I say that these old fellows are the very backbone of the book trade. As they drop off one by one, like leaves from a tree, there is a gap which no modern pushful young salesman can fill, and they leave a memory that is a good deal more fragrant than the smelly hair-oil of those Smart Alecs who come asking me for a job in the confident tone of one who is quite prepared to teach me my own business. I salute old McKerrow and his colleagues as they pass from our midst.
(Augustus Muir, The Intimate Thoughts of John Baxter, Bookseller)
Old McKerrow and his colleagues have largely passed from our midst, but a few of them remain. What they've been replaced by, though, is not Smart Alecs, slick with smelly hair oil, but a faceless behemoth that has sucked the humanity out of second-hand (and new) bookselling. The backbone of the book trade of which Muir speaks is all but gone, and the business is in danger of becoming an inveterbrate. I write this just a few hours after an old friend from Edinburgh dropped in to say hello with her elderly father. He wandered through the shop with a look of nostalgia, occasionally touching a book, and looking wistfully around with the amazement of a child who has entered a sweetshop for the first time. As they were leaving to go for lunch with some mutual friends, he came to the counter and said: "You know, Edinburgh used to be filled with places like this. I spent my life wandering about them and building up my library. I bought a sixteenth-century copy of Holinshed's Chronicle -- you have a later edition, I see -- in a bookshop in Leith in the 1940s. I remember it clearly. They're all gone now, all but a small handful.
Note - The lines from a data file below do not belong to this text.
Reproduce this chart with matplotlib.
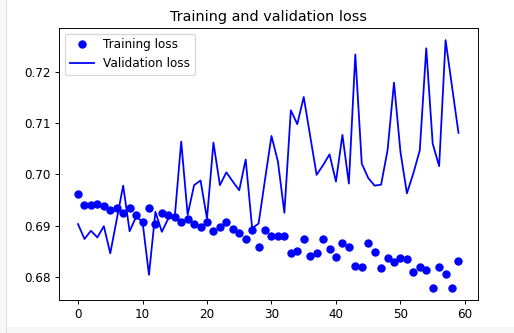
import matplotlib
matplotlib.use('Agg')
import matplotlib.pyplot as plt
from matplotlib.patches import Rectangle

epochs = list(range(60))

train_loss = [0.6962, 0.6940, 0.6940, 0.6943, 0.6938, 0.6930, 0.6934, 0.6925, 0.6935, 0.6920,
              0.6908, 0.6934, 0.6904, 0.6924, 0.6921, 0.6917, 0.6908, 0.6913, 0.6903, 0.6897,
              0.6908, 0.6890, 0.6897, 0.6907, 0.6894, 0.6886, 0.6874, 0.6891, 0.6859, 0.6891,
              0.6880, 0.6880, 0.6880, 0.6847, 0.6850, 0.6874, 0.6841, 0.6847, 0.6874, 0.6854,
              0.6839, 0.6867, 0.6859, 0.6822, 0.6820, 0.6867, 0.6849, 0.6818, 0.6836, 0.6830,
              0.6837, 0.6835, 0.6810, 0.6819, 0.6813, 0.6779, 0.6820, 0.6805, 0.6779, 0.6831]

val_loss = [0.6903, 0.6874, 0.6890, 0.6877, 0.6899, 0.6846, 0.6912, 0.6978, 0.6889, 0.6917,
            0.6908, 0.6804, 0.6927, 0.6888, 0.6914, 0.6917, 0.7064, 0.6921, 0.6979, 0.6988,
            0.6914, 0.7062, 0.6979, 0.7004, 0.6986, 0.6969, 0.7029, 0.6895, 0.6904, 0.6990,
            0.7075, 0.7025, 0.6925, 0.7125, 0.7098, 0.7151, 0.7075, 0.6999, 0.7018, 0.7039,
            0.6986, 0.7077, 0.6982, 0.7234, 0.7021, 0.6993, 0.6978, 0.6980, 0.7047, 0.7179,
            0.7044, 0.6963, 0.7002, 0.7047, 0.7246, 0.7060, 0.7016, 0.7262, 0.7171, 0.7081]

dpi = 86
fig = plt.figure(figsize=(514 / dpi, 333 / dpi), dpi=dpi)

# notebook frame around the output cell
fig.add_artist(Rectangle((0, 0), 6 / 514, 1, transform=fig.transFigure,
                         facecolor='#f7f7f7', edgecolor='none'))
fig.add_artist(Rectangle((0, 0), 1, 6 / 333, transform=fig.transFigure,
                         facecolor='#f7f7f7', edgecolor='none'))
fig.add_artist(Rectangle((6 / 514, 0), 1 / 514, 1, transform=fig.transFigure,
                         facecolor='#dddddd', edgecolor='none'))

ax = fig.add_axes([0.1148, 0.099, 0.8142, 0.8178])

ax.plot(epochs, train_loss, 'bo', label='Training loss')
ax.plot(epochs, val_loss, 'b', label='Validation loss')
ax.set_title('Training and validation loss')
ax.set_yticks([0.68, 0.69, 0.70, 0.71, 0.72])
ax.legend(loc='upper left')

fig.savefig('out.png', dpi=dpi)
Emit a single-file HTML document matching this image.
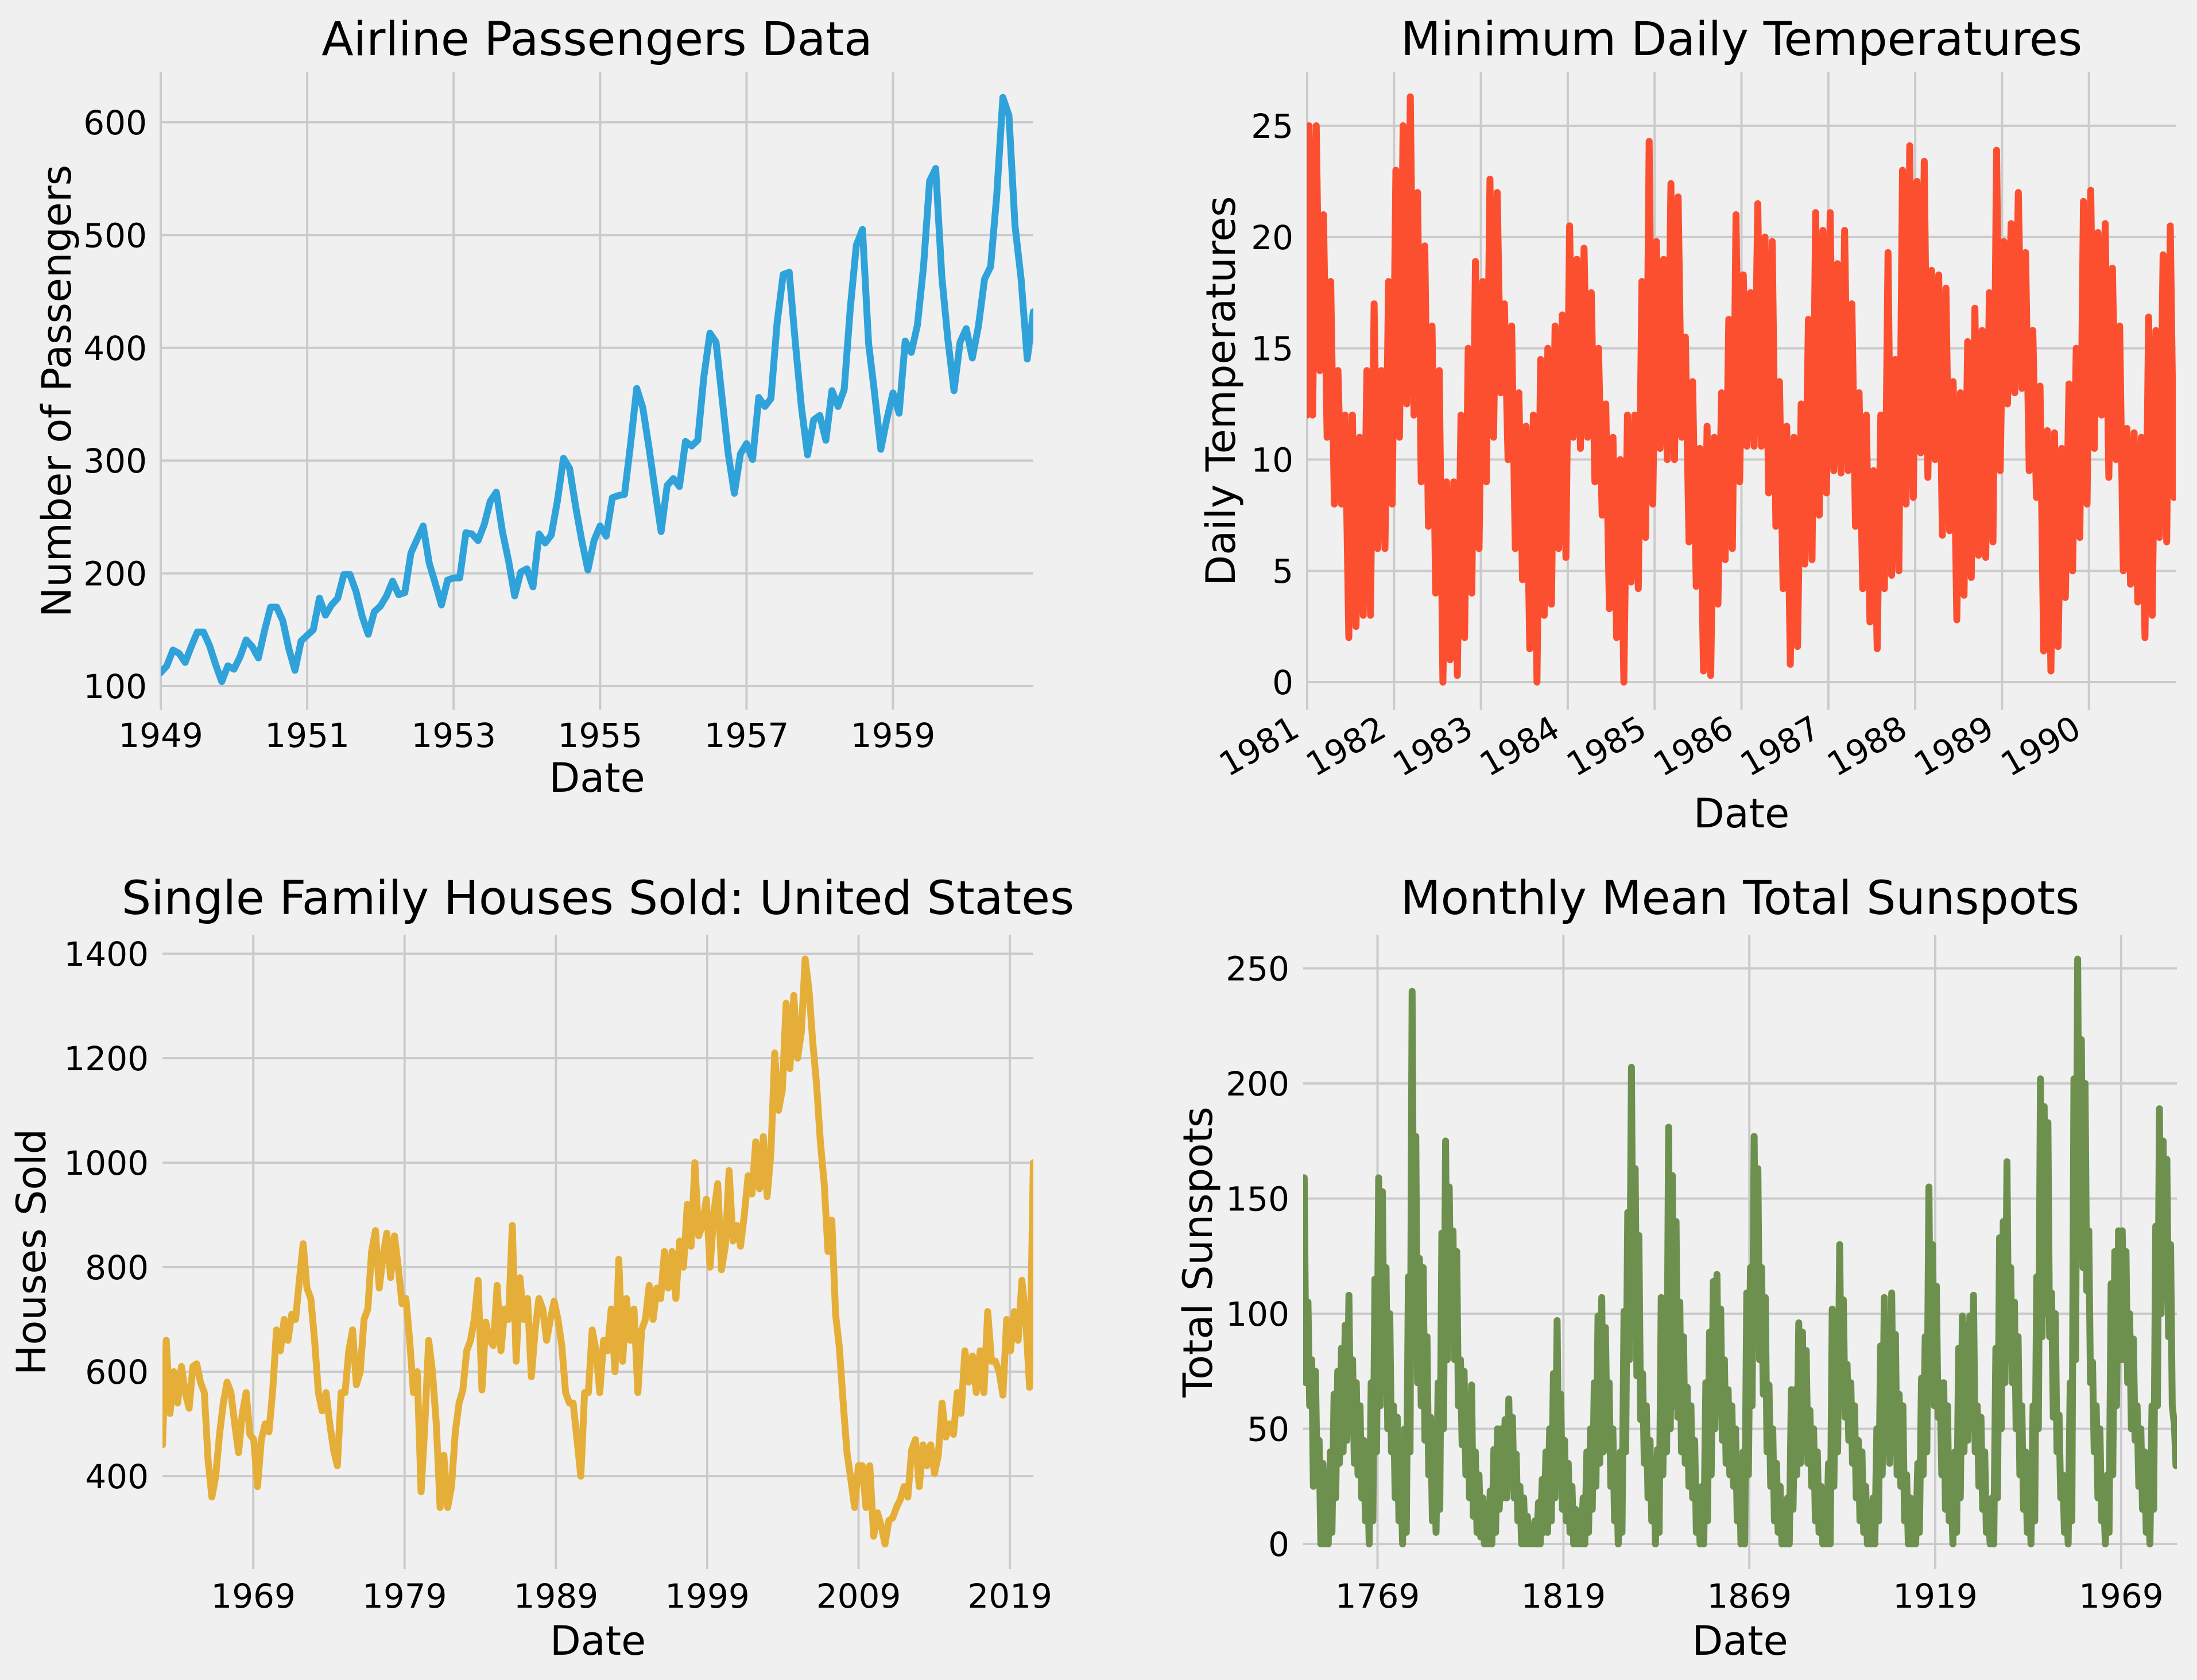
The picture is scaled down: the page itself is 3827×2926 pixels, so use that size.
<!DOCTYPE html>
<html><head><meta charset="utf-8"><style>
html,body{margin:0;padding:0;background:#f0f0f0;}
svg{display:block;font-family:"DejaVu Sans","Liberation Sans",sans-serif;}
</style></head><body>
<svg id="fig" xmlns="http://www.w3.org/2000/svg" width="3827" height="2926" viewBox="0 0 3827 2926">
<rect x="0" y="0" width="3827" height="2926" fill="#f0f0f0"/>
</svg>
<script>
// ---------- Airline passengers (monthly 1949-1960)
const airValues = [112,118,132,129,121,135,148,148,136,119,104,118,
115,126,141,135,125,149,170,170,158,133,114,140,
145,150,178,163,172,178,199,199,184,162,146,166,
171,180,193,181,183,218,230,242,209,191,172,194,
196,196,236,235,229,243,264,272,237,211,180,201,
204,188,235,227,234,264,302,293,259,229,203,229,
242,233,267,269,270,315,364,347,312,274,237,278,
284,277,317,313,318,374,413,405,355,306,271,306,
315,301,356,348,355,422,465,467,404,347,305,336,
340,318,362,348,363,435,491,505,404,359,310,337,
360,342,406,396,420,472,548,559,463,407,362,405,
417,391,419,461,472,535,622,606,508,461,390,432];
const airYTicks = [100,200,300,400,500,600];
const airXTicks = [1949,1951,1953,1955,1957,1959];

// ---------- Min daily temperatures (monthly high / low envelope 1981-1990)
const tempHigh = [25,25,21,18,14,12,12,11,14,17,14,18,
23,25,26.3,22,19.6,16,14,9,9,12,15,18.9,
18,22.6,22,17,16,13,11.5,12,14.5,15,16,16.5,
20.5,19,19.5,17.5,15,12.5,11,10,12,12,18,24.3,
19.8,19,22.4,21.8,15.5,13.5,10.5,11.5,11,13,16.3,21,
18.3,17.5,21.5,20,19.8,13.5,11.5,11,12.5,16.3,21.1,20.3,
21.1,18.8,20.3,17,13,12,9.5,12,19.3,14.5,23,24.1,
22.5,23.4,18.5,18.3,17.7,13.5,13,15.3,16.8,15.8,17.5,23.9,
19.8,20.6,22,19.3,15.8,13.3,11.3,11.2,10.5,13.4,15,21.6,
22.1,20.2,20.6,18.6,16,11.4,11.2,11,16.4,15.8,19.2,20.5];
const tempLow = [12,14,11,8,8,2,2.5,3,3,6,6,8,
11,12.5,12,9,7,4,0,1,0.3,2,4,6,
9,11,13,10,6,4.6,1.5,0,3,3.5,6,5.6,
11,10.5,11,9,7.5,3.3,2,0,4.5,4.2,6.5,8,
10.5,10,10,11,6.3,4.3,0.5,0.3,3.5,5.5,6,9,
10.6,10.6,10.6,8.5,7,4.2,0.8,1.6,5.3,5.5,7.5,8.5,
9.5,9.4,9.5,7,4.2,2.7,1.5,4.2,4.8,5,8,8.3,
10.3,9.2,10,6.6,6.8,2.8,3.9,4.7,5.7,5.6,6.3,9.5,
12.5,13,13.2,9.5,8.3,1.4,0.5,1.6,3.8,5,6.5,8,
10.5,12,9.2,10,5,4.4,3.6,2,3,6.5,6.3,8.3];
const tempYTicks = [0,5,10,15,20,25];
const tempXTicks = [1981,1982,1983,1984,1985,1986,1987,1988,1989,1990];

// ---------- Houses sold (quarterly readings 1963-2020)
const houseValues = [460,660,520,600, 540,610,560,530, 610,615,580,560, 430,360,400,480,
540,580,560,500, 445,520,560,480, 470,380,470,500, 485,565,680,640,
700,660,710,700, 775,845,760,740, 660,560,525,560, 500,450,420,560,
560,640,680,575, 600,700,720,830, 870,760,820,865, 780,860,800,730,
740,660,560,600, 370,500,660,600, 500,340,440,340, 380,485,540,565,
640,660,700,775, 565,695,660,650, 765,640,720,700, 880,620,780,700,
740,590,680,740, 720,660,700,735, 700,650,560,540, 540,470,400,560,
560,680,640,560, 660,640,720,600, 815,620,740,660, 720,560,680,700,
765,700,760,740, 830,760,830,740, 850,800,920,840, 1000,860,880,930,
800,905,960,795, 840,985,850,880, 840,900,975,940, 1040,950,1050,935,
1020,1210,1100,1140, 1305,1180,1320,1200, 1250,1390,1330,1230, 1150,1040,960,830,
890,710,645,540, 445,395,340,420, 420,340,420,285, 330,305,270,315,
320,340,355,380, 360,450,470,380, 460,420,460,405, 440,540,475,500,
480,560,520,640, 580,630,560,640, 560,715,620,620, 600,555,700,640,
715,660,775,700, 570,1000];
const houseYTicks = [400,600,800,1000,1200,1400];
const houseXTicks = [1969,1979,1989,1999,2009,2019];

// ---------- Sunspots (yearly max / min of monthly means, 1749-1983)
const sunMax = [159,105,80,75,45,35,25,40,65,75,85,95,108,80,70,60,45,35,70,115,
159,153,120,100,60,55,30,50,116,240,177,124,120,90,55,40,70,135,175,155,
136,127,80,75,60,69,40,30,20,10,23,41,50,50,54,63,55,39,25,20,
12,5,10,18,28,40,50,74,97,65,45,35,25,15,12,20,40,50,70,99,
107,94,70,50,30,40,101,144,207,163,134,74,60,45,30,41,107,95,181,160,
140,105,90,68,60,45,20,25,70,92,114,117,102,80,67,60,50,35,40,109,
120,177,163,120,107,69,50,35,25,15,20,67,67,96,92,84,58,50,40,25,
20,35,102,100,130,106,78,70,60,45,40,25,15,20,50,86,107,75,109,91,
65,60,30,20,10,35,72,90,155,130,112,70,70,60,25,40,85,99,95,99,
108,60,55,40,15,20,85,133,140,166,120,105,90,60,40,25,60,116,202,190,
183,109,100,56,30,20,70,202,254,219,200,136,79,60,50,20,30,113,127,136,
136,127,100,89,60,50,40,30,60,138,189,175,167,130,52];
const sunMin = [70,60,25,30,0,0,0,5,20,35,40,45,50,35,30,20,10,0,10,40,
60,80,50,40,20,10,0,5,40,105,70,60,45,30,10,5,15,50,80,90,
80,60,43,30,20,12,5,3,0,0,0,5,15,20,20,25,20,10,0,0,
0,0,0,0,5,5,10,20,25,15,10,5,0,0,0,0,5,15,25,35,
40,45,25,10,0,5,40,80,90,73,54,35,20,10,0,5,30,40,50,60,
55,40,35,25,20,5,0,0,10,30,50,60,45,35,30,25,10,0,0,30,
60,100,80,65,40,25,10,5,0,0,0,15,30,35,40,35,25,10,5,0,
0,0,25,40,60,55,45,35,20,10,5,0,0,0,10,30,40,35,40,30,
25,10,0,0,0,5,30,40,70,60,55,30,15,10,0,5,20,40,45,50,
40,25,15,5,0,0,20,50,70,80,70,50,30,15,5,0,10,50,90,100,
90,55,40,20,5,0,10,80,140,120,110,70,40,20,10,0,5,30,60,80,
80,70,50,45,25,15,5,0,15,60,100,110,90,60,34];
const sunYTicks = [0,50,100,150,200,250];
const sunXTicks = [1769,1819,1869,1919,1969];

const NS = 'http://www.w3.org/2000/svg';
const svg = document.getElementById('fig');
function el(tag, attrs, parent){const e=document.createElementNS(NS,tag);for(const k in attrs)e.setAttribute(k,attrs[k]);(parent||svg).appendChild(e);return e;}
function txt(str, attrs, parent){const e=el('text',attrs,parent);e.textContent=str;return e;}

function panel(cfg){
  const g = el('g',{});
  
  
  const sx = v => cfg.left + (v - cfg.x0)/(cfg.x1 - cfg.x0)*(cfg.right - cfg.left);
  const sy = v => cfg.yb + (v - cfg.yv0)/(cfg.yv1 - cfg.yv0)*(cfg.yt - cfg.yb);
  // grid
  cfg.yTicks.forEach(t=>{
    const l = el('line',{x1:cfg.left,x2:cfg.right,y1:sy(t),y2:sy(t),stroke:'#cbcbcb','stroke-width':4},g);
    
    
    const lab = txt(String(t),{x:cfg.left-24,y:sy(t)+21,'text-anchor':'end','font-size':58,fill:'#000'},g);
    
    
  });
  cfg.xTicks.forEach(t=>{
    const x = sx(t);
    const l = el('line',{x1:x,x2:x,y1:cfg.top,y2:cfg.bottom,stroke:'#cbcbcb','stroke-width':4},g);
    
    
    let lab;
    if(cfg.rotate){
      lab = txt(String(t),{x:x-10,y:cfg.xLabY,'text-anchor':'end','font-size':58,fill:'#000',transform:`rotate(-30 ${x-10} ${cfg.xLabY})`},g);
    } else {
      lab = txt(String(t),{x:x,y:cfg.xLabY,'text-anchor':'middle','font-size':58,fill:'#000'},g);
    }
    
    
  });
  // clip
  const cp = el('clipPath',{id:'clip-'+cfg.name},g);
  el('rect',{x:cfg.left,y:cfg.top,width:cfg.right-cfg.left,height:cfg.bottom-cfg.top},cp);
  let d='';
  cfg.pts.forEach((p,i)=>{d += (i?'L':'M') + sx(p[0]).toFixed(1)+','+sy(p[1]).toFixed(1);});
  const path = el('path',{d:d,fill:'none',stroke:cfg.color,'stroke-width':12,'stroke-linejoin':'round','stroke-linecap':'round','clip-path':`url(#clip-${cfg.name})`},g);
  
  
  const title = txt(cfg.title,{x:(cfg.left+cfg.right)/2,y:cfg.titleY,'text-anchor':'middle','font-size':81,fill:'#000'},g);
  
  
  const xl = txt('Date',{x:(cfg.left+cfg.right)/2,y:cfg.dateY,'text-anchor':'middle','font-size':70,fill:'#000'},g);
  
  
  const cy = (cfg.top+cfg.bottom)/2;
  const yl = txt(cfg.ylabel,{x:cfg.ylabX+25,y:cy,'text-anchor':'middle','font-size':70,fill:'#000',transform:`rotate(-90 ${cfg.ylabX+25} ${cy})`},g);
  
  
}

// Panel 1
panel({name:'airline-panel',left:280,right:1800,top:126,bottom:1236,x0:1949,x1:1949+143/12,
  yb:1195,yt:213,yv0:100,yv1:600,yTicks:airYTicks,xTicks:airXTicks,xLabY:1301,
  pts:airValues.map((v,i)=>[1949+i/12,v]),color:'#30a2da',title:'Airline Passengers Data',titleY:96,dateY:1379,
  ylabel:'Number of Passengers',ylabX:98});

// Panel 2
const tempPts=[];
tempHigh.forEach((h,k)=>{tempPts.push([1981+(k+0.25)/12,h]);tempPts.push([1981+(k+0.75)/12,tempLow[k]]);});
tempPts.unshift([1981,tempLow[0]]);
panel({name:'temperature-panel',left:2277,right:3790,top:126,bottom:1236,x0:1981,x1:1991,
  yb:1188,yt:219,yv0:0,yv1:25,yTicks:tempYTicks,xTicks:tempXTicks,xLabY:1280,rotate:true,
  pts:tempPts,color:'#fc4f30',title:'Minimum Daily Temperatures',titleY:96,dateY:1441,
  ylabel:'Daily Temperatures',ylabX:2126});

// Panel 3
panel({name:'houses-panel',left:283,right:1800,top:1628,bottom:2733,x0:1963.0,x1:2020.55,
  yb:2571,yt:1661,yv0:400,yv1:1400,yTicks:houseYTicks,xTicks:houseXTicks,xLabY:2800,
  pts:houseValues.map((v,i)=>[1963.0+i*(57.55/(houseValues.length-1)),v]),color:'#e5ae38',
  title:'Single Family Houses Sold: United States',titleY:1592,dateY:2882,ylabel:'Houses Sold',ylabX:54});

// Panel 4
const sunPts=[];
sunMax.forEach((m,k)=>{sunPts.push([1749+k+0.3,m]);sunPts.push([1749+k+0.75,sunMin[k]]);});
sunPts.unshift([1749,sunMax[0]]);
panel({name:'sunspots-panel',left:2270,right:3792,top:1628,bottom:2733,x0:1749,x1:1984,
  yb:2689,yt:1686.5,yv0:0,yv1:250,yTicks:sunYTicks,xTicks:sunXTicks,xLabY:2800,
  pts:sunPts,color:'#6d904f',title:'Monthly Mean Total Sunspots',titleY:1592,dateY:2882,
  ylabel:'Total Sunspots',ylabX:2086});
</script>
</body></html>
Collecting books was clearly an important part of his life, and without bookshops there is little joy to be found in this pursuit. The serendipity of finding something you didn't know even existed, or asking a bookseller what they could recommend on a particular subject, isn't really possible online yet, although I expect it will come. A couple of years ago I approached Napier University with an idea for that very thing: a 3D model of the shop through which avatars could wander, controlled by online customers, and look at the actual stock on the shelves and even interact with one another. They told me that it would require technology that has yet to be developed. In a way I'm glad it isn't there yet, but I doubt if it will be long before it is. Still, the smell, the atmosphere and the human interaction will remain the exclusive preserve of bricks-and-mortar bookshops. Perhaps, like vinyl and 35mm film, there might be a small revival, enough to keep a few of us afloat for a bit longer.